◆ REQUIRED TASK: Restate the whole listing word for word. Pictures are left out.

# START OF GIVEN INFORMATION

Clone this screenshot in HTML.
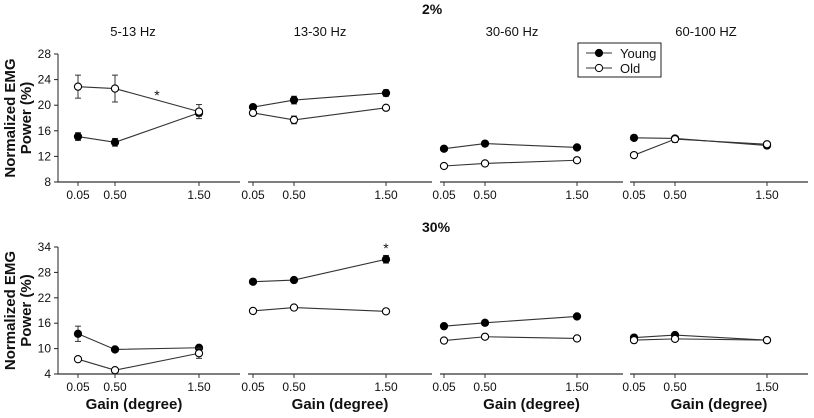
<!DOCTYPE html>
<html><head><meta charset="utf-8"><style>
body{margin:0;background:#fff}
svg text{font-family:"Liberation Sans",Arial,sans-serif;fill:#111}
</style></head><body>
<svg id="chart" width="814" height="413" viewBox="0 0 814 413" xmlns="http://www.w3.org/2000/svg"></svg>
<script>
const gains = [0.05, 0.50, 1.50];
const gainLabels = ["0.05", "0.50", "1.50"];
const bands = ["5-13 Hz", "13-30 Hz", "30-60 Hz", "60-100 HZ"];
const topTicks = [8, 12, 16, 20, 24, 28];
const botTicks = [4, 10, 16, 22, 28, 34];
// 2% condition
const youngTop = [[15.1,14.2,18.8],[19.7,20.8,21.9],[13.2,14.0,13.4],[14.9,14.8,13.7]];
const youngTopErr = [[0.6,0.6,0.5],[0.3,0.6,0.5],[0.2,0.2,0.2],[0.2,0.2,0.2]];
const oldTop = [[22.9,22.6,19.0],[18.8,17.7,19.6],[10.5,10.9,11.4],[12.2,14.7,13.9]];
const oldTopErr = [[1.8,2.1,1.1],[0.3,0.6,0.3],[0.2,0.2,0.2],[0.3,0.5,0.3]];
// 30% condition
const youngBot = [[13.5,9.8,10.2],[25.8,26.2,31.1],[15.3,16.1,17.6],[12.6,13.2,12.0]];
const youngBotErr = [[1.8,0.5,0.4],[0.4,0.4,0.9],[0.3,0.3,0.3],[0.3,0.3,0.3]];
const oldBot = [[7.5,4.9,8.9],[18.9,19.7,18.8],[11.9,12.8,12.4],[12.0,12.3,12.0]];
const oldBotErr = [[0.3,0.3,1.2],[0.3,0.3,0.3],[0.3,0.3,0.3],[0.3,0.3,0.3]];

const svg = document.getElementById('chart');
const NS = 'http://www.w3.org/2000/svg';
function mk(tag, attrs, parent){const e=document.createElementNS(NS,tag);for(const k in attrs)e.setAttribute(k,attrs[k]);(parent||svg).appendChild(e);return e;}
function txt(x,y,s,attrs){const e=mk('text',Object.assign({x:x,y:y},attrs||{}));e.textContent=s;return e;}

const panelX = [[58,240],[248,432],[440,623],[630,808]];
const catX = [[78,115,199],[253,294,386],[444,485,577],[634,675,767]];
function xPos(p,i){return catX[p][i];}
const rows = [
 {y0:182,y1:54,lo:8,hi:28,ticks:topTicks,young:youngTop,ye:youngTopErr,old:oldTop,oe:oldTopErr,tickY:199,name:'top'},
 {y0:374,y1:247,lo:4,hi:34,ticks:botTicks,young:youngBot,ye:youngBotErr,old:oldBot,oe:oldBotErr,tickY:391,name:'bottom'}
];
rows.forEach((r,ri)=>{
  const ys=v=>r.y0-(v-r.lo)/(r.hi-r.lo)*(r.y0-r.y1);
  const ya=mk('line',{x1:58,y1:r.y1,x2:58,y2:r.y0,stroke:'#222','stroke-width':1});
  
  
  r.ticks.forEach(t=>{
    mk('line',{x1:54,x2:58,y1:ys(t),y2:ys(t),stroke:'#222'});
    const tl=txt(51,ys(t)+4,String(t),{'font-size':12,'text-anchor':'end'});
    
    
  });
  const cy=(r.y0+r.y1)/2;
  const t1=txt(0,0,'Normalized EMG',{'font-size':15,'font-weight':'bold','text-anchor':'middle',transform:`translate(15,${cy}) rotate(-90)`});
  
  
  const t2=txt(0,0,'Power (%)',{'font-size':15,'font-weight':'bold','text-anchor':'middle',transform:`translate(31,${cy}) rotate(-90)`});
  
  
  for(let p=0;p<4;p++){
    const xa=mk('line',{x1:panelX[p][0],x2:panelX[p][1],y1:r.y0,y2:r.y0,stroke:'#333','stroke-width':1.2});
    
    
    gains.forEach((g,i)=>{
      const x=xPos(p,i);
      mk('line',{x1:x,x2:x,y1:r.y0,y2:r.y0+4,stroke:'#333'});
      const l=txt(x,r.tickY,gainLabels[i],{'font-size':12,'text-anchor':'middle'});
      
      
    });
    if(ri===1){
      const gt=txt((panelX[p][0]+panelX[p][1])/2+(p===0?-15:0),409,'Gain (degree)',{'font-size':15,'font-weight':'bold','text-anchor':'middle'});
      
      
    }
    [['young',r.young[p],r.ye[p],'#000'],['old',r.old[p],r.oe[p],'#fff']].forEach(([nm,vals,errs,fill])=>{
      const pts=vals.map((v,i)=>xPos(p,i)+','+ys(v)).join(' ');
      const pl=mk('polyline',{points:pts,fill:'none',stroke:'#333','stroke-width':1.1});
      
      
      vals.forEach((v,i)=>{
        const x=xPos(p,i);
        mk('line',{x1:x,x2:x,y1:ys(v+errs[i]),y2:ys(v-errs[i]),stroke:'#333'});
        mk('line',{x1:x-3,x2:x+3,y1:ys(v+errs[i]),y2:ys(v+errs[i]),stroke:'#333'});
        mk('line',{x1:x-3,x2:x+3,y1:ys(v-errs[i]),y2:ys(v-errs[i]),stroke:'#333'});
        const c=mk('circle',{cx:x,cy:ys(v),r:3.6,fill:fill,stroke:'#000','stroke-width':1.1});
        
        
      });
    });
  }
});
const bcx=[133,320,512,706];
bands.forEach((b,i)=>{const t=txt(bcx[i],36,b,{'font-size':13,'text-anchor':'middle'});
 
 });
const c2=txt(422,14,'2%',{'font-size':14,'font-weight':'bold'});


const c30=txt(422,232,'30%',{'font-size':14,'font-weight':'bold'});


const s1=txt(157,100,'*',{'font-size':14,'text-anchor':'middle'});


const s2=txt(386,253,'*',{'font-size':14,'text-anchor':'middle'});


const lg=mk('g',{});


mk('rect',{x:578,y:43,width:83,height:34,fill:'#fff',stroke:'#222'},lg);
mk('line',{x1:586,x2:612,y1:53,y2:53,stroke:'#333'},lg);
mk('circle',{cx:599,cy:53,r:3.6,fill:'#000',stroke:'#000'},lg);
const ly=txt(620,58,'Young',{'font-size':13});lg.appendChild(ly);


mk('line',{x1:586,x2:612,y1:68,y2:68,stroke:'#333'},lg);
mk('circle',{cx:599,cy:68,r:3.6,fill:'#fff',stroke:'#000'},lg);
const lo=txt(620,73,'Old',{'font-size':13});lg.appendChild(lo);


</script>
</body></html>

# END OF GIVEN INFORMATION

◆ OUTPUT OF THE EXERCISE:
Clone this screenshot in HTML.
<!DOCTYPE html>
<html><head><meta charset="utf-8"><style>
body{margin:0;background:#fff}
svg text{font-family:"Liberation Sans",Arial,sans-serif;fill:#111}
</style></head><body>
<svg id="chart" width="814" height="413" viewBox="0 0 814 413" xmlns="http://www.w3.org/2000/svg"></svg>
<script>
const gains = [0.05, 0.50, 1.50];
const gainLabels = ["0.05", "0.50", "1.50"];
const bands = ["5-13 Hz", "13-30 Hz", "30-60 Hz", "60-100 HZ"];
const topTicks = [8, 12, 16, 20, 24, 28];
const botTicks = [4, 10, 16, 22, 28, 34];
// 2% condition
const youngTop = [[15.1,14.2,18.8],[19.7,20.8,21.9],[13.2,14.0,13.4],[14.9,14.8,13.7]];
const youngTopErr = [[0.6,0.6,0.5],[0.3,0.6,0.5],[0.2,0.2,0.2],[0.2,0.2,0.2]];
const oldTop = [[22.9,22.6,19.0],[18.8,17.7,19.6],[10.5,10.9,11.4],[12.2,14.7,13.9]];
const oldTopErr = [[1.8,2.1,1.1],[0.3,0.6,0.3],[0.2,0.2,0.2],[0.3,0.5,0.3]];
// 30% condition
const youngBot = [[13.5,9.8,10.2],[25.8,26.2,31.1],[15.3,16.1,17.6],[12.6,13.2,12.0]];
const youngBotErr = [[1.8,0.5,0.4],[0.4,0.4,0.9],[0.3,0.3,0.3],[0.3,0.3,0.3]];
const oldBot = [[7.5,4.9,8.9],[18.9,19.7,18.8],[11.9,12.8,12.4],[12.0,12.3,12.0]];
const oldBotErr = [[0.3,0.3,1.2],[0.3,0.3,0.3],[0.3,0.3,0.3],[0.3,0.3,0.3]];

const svg = document.getElementById('chart');
const NS = 'http://www.w3.org/2000/svg';
function mk(tag, attrs, parent){const e=document.createElementNS(NS,tag);for(const k in attrs)e.setAttribute(k,attrs[k]);(parent||svg).appendChild(e);return e;}
function txt(x,y,s,attrs){const e=mk('text',Object.assign({x:x,y:y},attrs||{}));e.textContent=s;return e;}

const panelX = [[58,240],[248,432],[440,623],[630,808]];
const catX = [[78,115,199],[253,294,386],[444,485,577],[634,675,767]];
function xPos(p,i){return catX[p][i];}
const rows = [
 {y0:182,y1:54,lo:8,hi:28,ticks:topTicks,young:youngTop,ye:youngTopErr,old:oldTop,oe:oldTopErr,tickY:199,name:'top'},
 {y0:374,y1:247,lo:4,hi:34,ticks:botTicks,young:youngBot,ye:youngBotErr,old:oldBot,oe:oldBotErr,tickY:391,name:'bottom'}
];
rows.forEach((r,ri)=>{
  const ys=v=>r.y0-(v-r.lo)/(r.hi-r.lo)*(r.y0-r.y1);
  const ya=mk('line',{x1:58,y1:r.y1,x2:58,y2:r.y0,stroke:'#222','stroke-width':1});
  
  
  r.ticks.forEach(t=>{
    mk('line',{x1:54,x2:58,y1:ys(t),y2:ys(t),stroke:'#222'});
    const tl=txt(51,ys(t)+4,String(t),{'font-size':12,'text-anchor':'end'});
    
    
  });
  const cy=(r.y0+r.y1)/2;
  const t1=txt(0,0,'Normalized EMG',{'font-size':15,'font-weight':'bold','text-anchor':'middle',transform:`translate(15,${cy}) rotate(-90)`});
  
  
  const t2=txt(0,0,'Power (%)',{'font-size':15,'font-weight':'bold','text-anchor':'middle',transform:`translate(31,${cy}) rotate(-90)`});
  
  
  for(let p=0;p<4;p++){
    const xa=mk('line',{x1:panelX[p][0],x2:panelX[p][1],y1:r.y0,y2:r.y0,stroke:'#333','stroke-width':1.2});
    
    
    gains.forEach((g,i)=>{
      const x=xPos(p,i);
      mk('line',{x1:x,x2:x,y1:r.y0,y2:r.y0+4,stroke:'#333'});
      const l=txt(x,r.tickY,gainLabels[i],{'font-size':12,'text-anchor':'middle'});
      
      
    });
    if(ri===1){
      const gt=txt((panelX[p][0]+panelX[p][1])/2+(p===0?-15:0),409,'Gain (degree)',{'font-size':15,'font-weight':'bold','text-anchor':'middle'});
      
      
    }
    [['young',r.young[p],r.ye[p],'#000'],['old',r.old[p],r.oe[p],'#fff']].forEach(([nm,vals,errs,fill])=>{
      const pts=vals.map((v,i)=>xPos(p,i)+','+ys(v)).join(' ');
      const pl=mk('polyline',{points:pts,fill:'none',stroke:'#333','stroke-width':1.1});
      
      
      vals.forEach((v,i)=>{
        const x=xPos(p,i);
        mk('line',{x1:x,x2:x,y1:ys(v+errs[i]),y2:ys(v-errs[i]),stroke:'#333'});
        mk('line',{x1:x-3,x2:x+3,y1:ys(v+errs[i]),y2:ys(v+errs[i]),stroke:'#333'});
        mk('line',{x1:x-3,x2:x+3,y1:ys(v-errs[i]),y2:ys(v-errs[i]),stroke:'#333'});
        const c=mk('circle',{cx:x,cy:ys(v),r:3.6,fill:fill,stroke:'#000','stroke-width':1.1});
        
        
      });
    });
  }
});
const bcx=[133,320,512,706];
bands.forEach((b,i)=>{const t=txt(bcx[i],36,b,{'font-size':13,'text-anchor':'middle'});
 
 });
const c2=txt(422,14,'2%',{'font-size':14,'font-weight':'bold'});


const c30=txt(422,232,'30%',{'font-size':14,'font-weight':'bold'});


const s1=txt(157,100,'*',{'font-size':14,'text-anchor':'middle'});


const s2=txt(386,253,'*',{'font-size':14,'text-anchor':'middle'});


const lg=mk('g',{});


mk('rect',{x:578,y:43,width:83,height:34,fill:'#fff',stroke:'#222'},lg);
mk('line',{x1:586,x2:612,y1:53,y2:53,stroke:'#333'},lg);
mk('circle',{cx:599,cy:53,r:3.6,fill:'#000',stroke:'#000'},lg);
const ly=txt(620,58,'Young',{'font-size':13});lg.appendChild(ly);


mk('line',{x1:586,x2:612,y1:68,y2:68,stroke:'#333'},lg);
mk('circle',{cx:599,cy:68,r:3.6,fill:'#fff',stroke:'#000'},lg);
const lo=txt(620,73,'Old',{'font-size':13});lg.appendChild(lo);


</script>
</body></html>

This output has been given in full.